▶ **What needs to be done**:
Reproduce word for word the lines from the beginning of the entries to the line with "n_bins = 28", both included, but none of the pictures.

▶ **Data extract**:
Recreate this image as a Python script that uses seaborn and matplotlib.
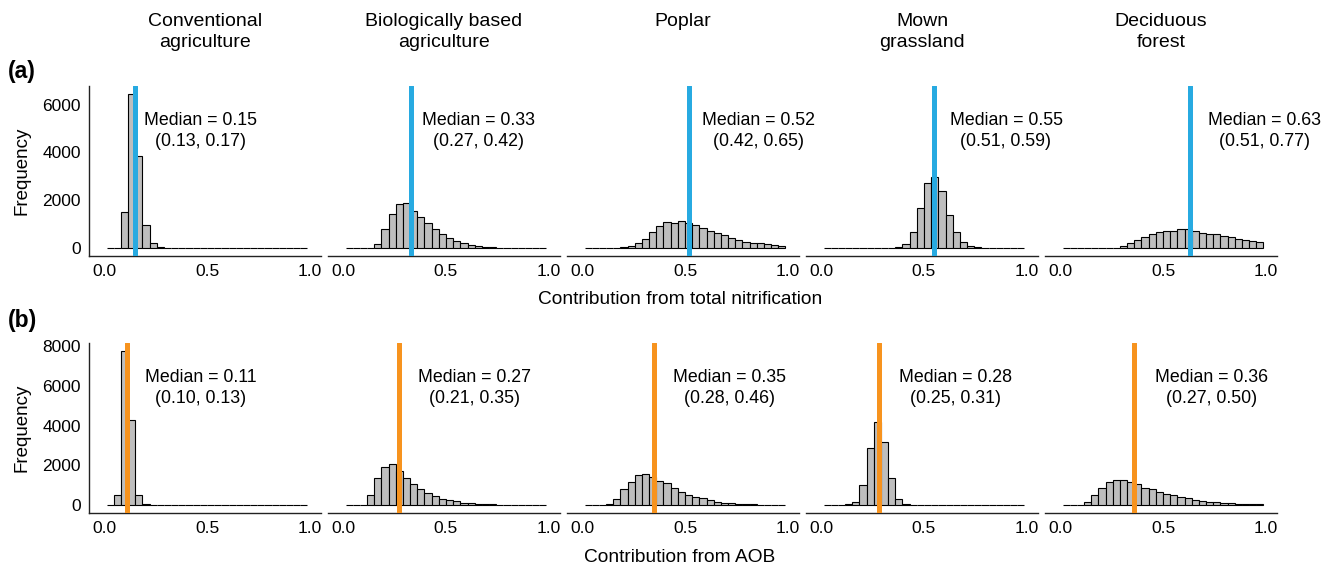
# Libraries
# ===================================================
import numpy as np
import pandas as pd
import seaborn as sns
import matplotlib.pyplot as plt
from matplotlib.transforms import blended_transform_factory

# Data
# ===================================================
sites = ['Conventional\nagriculture', 'Biologically based\nagriculture', 'Poplar',
         'Mown\ngrassland', 'Deciduous\nforest']

# Histogram bins (28 bins from 0.01 to 0.99)
bin_start = 0.01
bin_width = 0.035
n_bins = 28

# (a) Contribution from total nitrification - counts per bin
a_conventional = [0, 0, 1500, 6450, 3850, 980, 200, 40, 10, 5, 0, 0, 0, 0,
                  0, 0, 0, 0, 0, 0, 0, 0, 0, 0, 0, 0, 0, 0]
a_biological = [0, 0, 0, 20, 180, 790, 1430, 1850, 1880, 1560, 1300, 1050, 800, 600,
                430, 300, 200, 130, 85, 55, 35, 20, 12, 8, 5, 3, 2, 1]
a_poplar = [0, 0, 5, 10, 25, 45, 100, 210, 390, 690, 940, 1110, 1070, 1150,
            1040, 970, 830, 740, 650, 540, 445, 350, 280, 220, 210, 180, 125, 95]
a_mown = [0, 0, 0, 0, 0, 0, 0, 0, 0, 15, 70, 170, 680, 1690,
          2740, 2970, 2390, 1375, 695, 250, 95, 40, 10, 0, 0, 0, 0, 0]
a_deciduous = [0, 0, 0, 0, 5, 10, 15, 25, 95, 210, 350, 485, 600, 695,
               720, 735, 790, 805, 735, 640, 610, 610, 530, 460, 405, 360, 320, 250]

# (b) Contribution from AOB - counts per bin
b_conventional = [0, 520, 7770, 4300, 520, 60, 10, 0, 0, 0, 0, 0, 0, 0,
                  0, 0, 0, 0, 0, 0, 0, 0, 0, 0, 0, 0, 0, 0]
b_biological = [0, 0, 30, 500, 1350, 1920, 2080, 1720, 1380, 1050, 830, 600, 470, 330,
                270, 200, 130, 100, 70, 50, 40, 30, 20, 15, 10, 8, 5, 3]
b_poplar = [0, 5, 20, 60, 300, 800, 1180, 1530, 1550, 1430, 1220, 1100, 880, 680,
            520, 420, 350, 250, 180, 130, 100, 80, 60, 45, 35, 25, 18, 12]
b_mown = [0, 0, 5, 50, 180, 1020, 2880, 4180, 3170, 1350, 300, 80, 10, 0,
          0, 0, 0, 0, 0, 0, 0, 0, 0, 0, 0, 0, 0, 0]
b_deciduous = [0, 5, 30, 170, 500, 880, 1180, 1250, 1250, 1170, 1050, 880, 800, 680,
               580, 500, 420, 350, 280, 230, 180, 150, 120, 100, 80, 65, 50, 40]

# Medians and intervals
a_median = [0.15, 0.33, 0.52, 0.55, 0.63]
a_low = [0.13, 0.27, 0.42, 0.51, 0.51]
a_high = [0.17, 0.42, 0.65, 0.59, 0.77]
b_median = [0.11, 0.27, 0.35, 0.28, 0.36]
b_low = [0.10, 0.21, 0.28, 0.25, 0.27]
b_high = [0.13, 0.35, 0.46, 0.31, 0.50]

a_counts = [a_conventional, a_biological, a_poplar, a_mown, a_deciduous]
b_counts = [b_conventional, b_biological, b_poplar, b_mown, b_deciduous]

# Label placement (x in data units)
a_text_x = [0.47, 0.66, 0.857, 0.90, 0.993]
b_text_x = [0.47, 0.637, 0.717, 0.655, 0.739]

edges = bin_start + bin_width * np.arange(n_bins + 1)
centers = edges[:-1] + bin_width / 2

# Data Visualization
# ===================================================
sns.set_style('white')
plt.rcParams.update({'font.family': ['Liberation Sans', 'DejaVu Sans'], 'font.size': 11,
                     'text.color': 'black', 'axes.labelcolor': 'black',
                     'xtick.color': 'black', 'ytick.color': 'black'})

W, H = 1333, 570
fig = plt.figure(figsize=(W / 100, H / 100), dpi=100)

lefts = [89, 328, 567, 806, 1045]
pw = 232
rows = [
    dict(counts=a_counts, med=a_median, lo=a_low, hi=a_high, tx=a_text_x,
         color='#27AAE1', top=86, bottom=256, yticks=[0, 2000, 4000, 6000],
         tag='(a)', tag_y=72, xlabel='Contribution from total nitrification', xlabel_y=300),
    dict(counts=b_counts, med=b_median, lo=b_low, hi=b_high, tx=b_text_x,
         color='#F7931E', top=343, bottom=513, yticks=[0, 2000, 4000, 6000, 8000],
         tag='(b)', tag_y=321, xlabel='Contribution from AOB', xlabel_y=557),
]

zero_px = 15.5
px_per_unit = 205
xlim = (-zero_px / px_per_unit, (pw - zero_px) / px_per_unit)

for r, row in enumerate(rows):
    ymax = max(max(c) for c in row['counts'])
    ylim = (-0.05 * ymax, 1.05 * ymax)
    for i in range(5):
        ax = fig.add_axes([lefts[i] / W, 1 - row['bottom'] / H, pw / W,
                           (row['bottom'] - row['top']) / H])
        ax.set_facecolor('none')
        df = pd.DataFrame({'value': centers, 'count': row['counts'][i]})
        sns.histplot(data=df, x='value', weights='count', bins=list(edges), ax=ax,
                     color='#BEBEBE', edgecolor='black', linewidth=0.8, alpha=1)
        ax.axvline(row['med'][i], color=row['color'], linewidth=3.6, zorder=5)
        ax.set_xlim(xlim)
        ax.set_ylim(ylim)
        ax.set_xticks([0, 0.25, 0.5, 0.75, 1.0])
        ax.set_xticklabels(['0.0', '', '0.5', '', '1.0'], fontsize=12.5)
        ax.tick_params(axis='both', length=4, width=0.9, color='#333333', pad=2)
        ax.set_xlabel('')
        ax.set_ylabel('')
        for s in ['top', 'right']:
            ax.spines[s].set_visible(False)
        ax.spines['bottom'].set_linewidth(1.0)
        ax.spines['bottom'].set_color('#222222')
        if i == 0:
            ax.set_yticks(row['yticks'])
            ax.set_yticklabels([str(v) for v in row['yticks']], fontsize=12.5)
            ax.spines['left'].set_linewidth(1.0)
            ax.spines['left'].set_color('#222222')
        else:
            ax.spines['left'].set_visible(False)
            ax.set_yticks([])
        trans = blended_transform_factory(ax.transData, ax.transAxes)
        ax.text(row['tx'][i], 0.735,
                f"Median = {row['med'][i]:.2f}\n({row['lo'][i]:.2f}, {row['hi'][i]:.2f})",
                transform=trans, ha='center', va='center', fontsize=12.8,
                linespacing=1.3, color='black', zorder=6)
        if r == 0:
            fig.text((lefts[i] + pw / 2) / W, 1 - 13 / H, sites[i], ha='center',
                     va='top', fontsize=14, linespacing=1.3)

    # Row tag, y label and x label
    fig.text(8 / W, 1 - row['tag_y'] / H, row['tag'], fontsize=16.5, fontweight='bold',
             ha='left', va='center')
    fig.text(22 / W, 1 - (row['top'] + row['bottom']) / 2 / H, 'Frequency', rotation=90,
             fontsize=13.5, ha='center', va='center')
    fig.text(680 / W, 1 - row['xlabel_y'] / H, row['xlabel'], fontsize=13.8,
             ha='center', va='center')

plt.savefig('out.png', dpi=100)
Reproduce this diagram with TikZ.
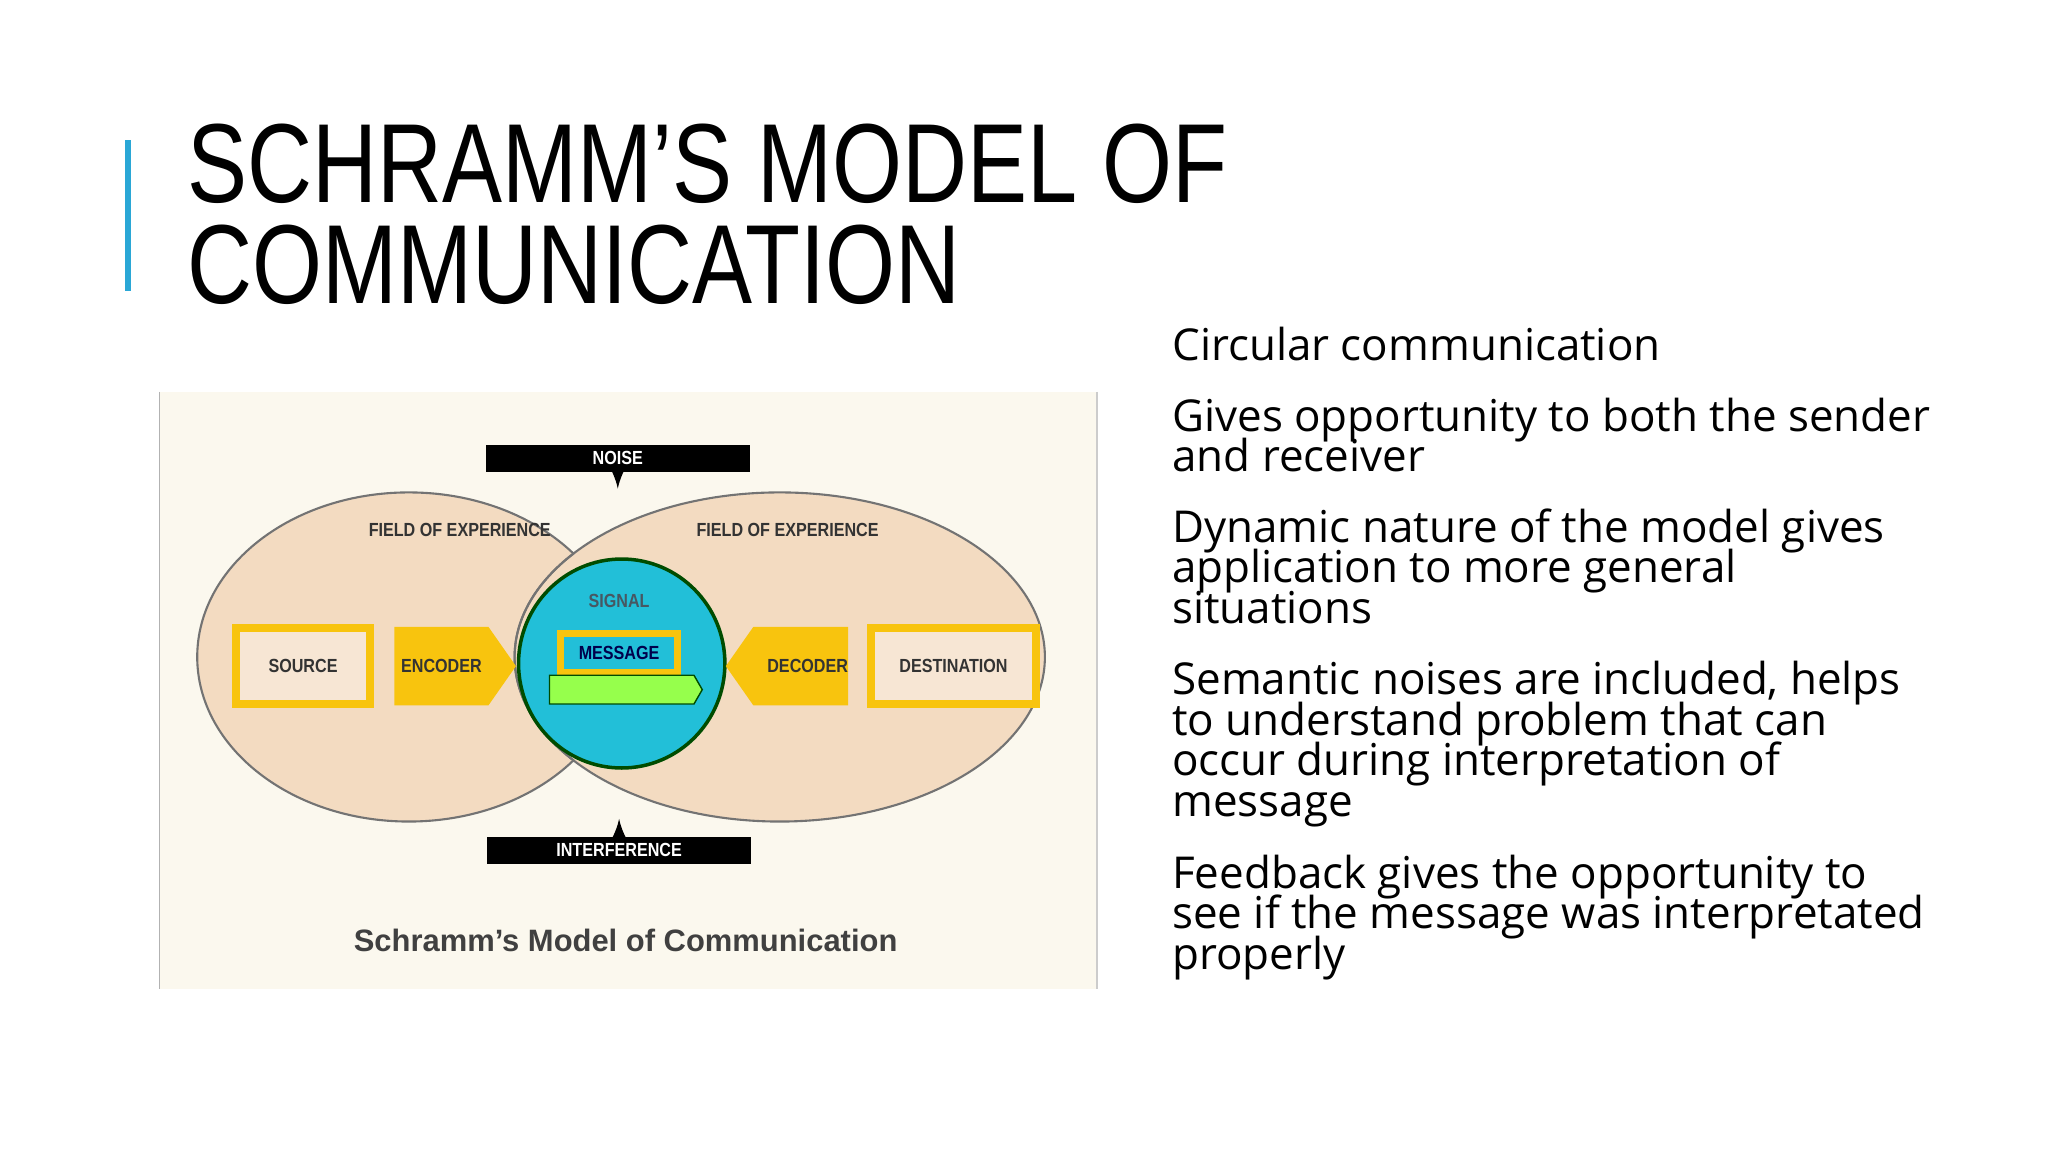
\documentclass[tikz,border=0pt]{standalone}
\usepackage{fontspec}
\setmainfont{Open Sans}
\newfontfamily\titlefont[FakeStretch=0.8]{Liberation Sans}
\newfontfamily\labfont[FakeStretch=0.85]{Liberation Sans}
\newfontfamily\capfont{Liberation Sans}
\usetikzlibrary{shapes.symbols,shapes.geometric}
\definecolor{tan}{HTML}{F3DBC1}
\definecolor{gold}{HTML}{F8C40E}
\definecolor{cyanf}{HTML}{22BFD8}
\definecolor{cream}{HTML}{FBF8EE}
\definecolor{barblue}{HTML}{2AA7D6}
\begin{document}
\begin{tikzpicture}[x=0.013061cm,y=-0.013061cm,
  lab/.style={font=\labfont\bfseries\fontsize{5.4}{6}\selectfont,text=black!80},
  blk/.style={fill=black,text=white,font=\labfont\bfseries\fontsize{5.4}{6}\selectfont,minimum height=21*0.013061cm,inner sep=0pt},
  ybox/.style={draw=gold,line width=2.2pt,fill=tan!70},
  body/.style={anchor=base west,inner sep=0pt,font=\fontsize{12.5}{12.5}\selectfont}]
\useasboundingbox (0,0) rectangle (1568,882);
\fill[white] (0,0) rectangle (1568,882);
% title
\fill[barblue] (96,107) rectangle (100,223);
\node[anchor=base west,inner sep=0pt,font=\titlefont\fontsize{32}{32}\selectfont] (t1) at (143,155) {SCHRAMM’S MODEL OF};
\node[anchor=base west,inner sep=0pt,font=\titlefont\fontsize{32}{32}\selectfont] (t2) at (143,232) {COMMUNICATION};
% right text
\node[body] (p1) at (897,276) {Circular communication};
\node[body] (p2a) at (897,330) {Gives opportunity to both the sender};
\node[body] (p2b) at (897,361) {and receiver};
\node[body] (p3a) at (897,415) {Dynamic nature of the model gives};
\node[body] (p3b) at (897,446) {application to more general};
\node[body] (p3c) at (897,477) {situations};
\node[body] (p4a) at (897,532) {Semantic noises are included, helps};
\node[body] (p4b) at (897,563) {to understand problem that can};
\node[body] (p4c) at (897,594) {occur during interpretation of};
\node[body] (p4d) at (897,625) {message};
\node[body] (p5a) at (897,680) {Feedback gives the opportunity to};
\node[body] (p5b) at (897,711) {see if the message was interpretated};
\node[body] (p5c) at (897,742) {properly};
% diagram background
\fill[cream] (122,300) rectangle (840,757);
\draw[black!30] (122,300) -- (122,757);
\draw[black!20] (840,300) -- (840,757);
% ellipses
\node[draw=black!55,fill=tan,ellipse,minimum width=324*0.013061cm,minimum height=252*0.013061cm,line width=0.6pt] (le) at (313,503) {};
\node[draw=black!55,fill=tan,ellipse,minimum width=406*0.013061cm,minimum height=252*0.013061cm,line width=0.6pt] (re) at (597,503) {};
\begin{scope}
\clip (313,503) ellipse [x radius=162,y radius=126];
\draw[black!55,line width=0.6pt] (597,503) ellipse [x radius=203,y radius=126];
\end{scope}
\node[draw=black!70!green,fill=cyanf,line width=1pt,ellipse,minimum width=158*0.013061cm,minimum height=160*0.013061cm] (sig) at (476,508) {};
\node[lab] (f1) at (352,406) {FIELD OF EXPERIENCE};
\node[lab] (f2) at (603,406) {FIELD OF EXPERIENCE};
\node[lab,text=black!70!cyan] (sg) at (474,460) {SIGNAL};
% boxes
\node[ybox,minimum width=103*0.013061cm,minimum height=58*0.013061cm,lab] (src) at (232,510) {SOURCE};
\node[fill=gold,signal,signal to=east,signal pointer angle=110,minimum width=93*0.013061cm,minimum height=60*0.013061cm,inner sep=0pt,lab] (enc) at (338,510) {ENCODER};
\node[fill=gold,signal,signal to=west,signal pointer angle=110,minimum width=93*0.013061cm,minimum height=60*0.013061cm,inner sep=0pt,lab] (dec) at (613,510) {\hspace{4pt}DECODER};
\node[ybox,minimum width=126*0.013061cm,minimum height=58*0.013061cm,lab] (dst) at (730,510) {DESTINATION};
% message
\node[draw=gold,line width=2pt,fill=cyanf,minimum width=90*0.013061cm,minimum height=30*0.013061cm,inner sep=0pt,lab,text=black!70!blue] (msg) at (474,500) {MESSAGE};
\node[draw=black!70!green,fill=green!45!lime!70,signal,signal to=east,signal pointer angle=120,minimum width=117*0.013061cm,minimum height=22*0.013061cm,inner sep=0pt] (arr) at (476,528) {};
% noise and interference
\node[blk,minimum width=202*0.013061cm] (noise) at (473,351) {NOISE};
\node[blk,minimum width=202*0.013061cm] (intf) at (474,651) {INTERFERENCE};
\draw[-latex,line width=1pt] (noise.south) -- ++(0,12);
\draw[-latex,line width=1pt] (intf.north) -- ++(0,-13);
\node[font=\capfont\bfseries\fontsize{8.8}{10}\selectfont,text=black!75] (cap) at (479,720) {Schramm’s Model of Communication};
\end{tikzpicture}
\end{document}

▶ **Solved problem**:
Recreate this image as a Python script that uses seaborn and matplotlib.
# Libraries
# ===================================================
import numpy as np
import pandas as pd
import seaborn as sns
import matplotlib.pyplot as plt
from matplotlib.transforms import blended_transform_factory

# Data
# ===================================================
sites = ['Conventional\nagriculture', 'Biologically based\nagriculture', 'Poplar',
         'Mown\ngrassland', 'Deciduous\nforest']

# Histogram bins (28 bins from 0.01 to 0.99)
bin_start = 0.01
bin_width = 0.035
n_bins = 28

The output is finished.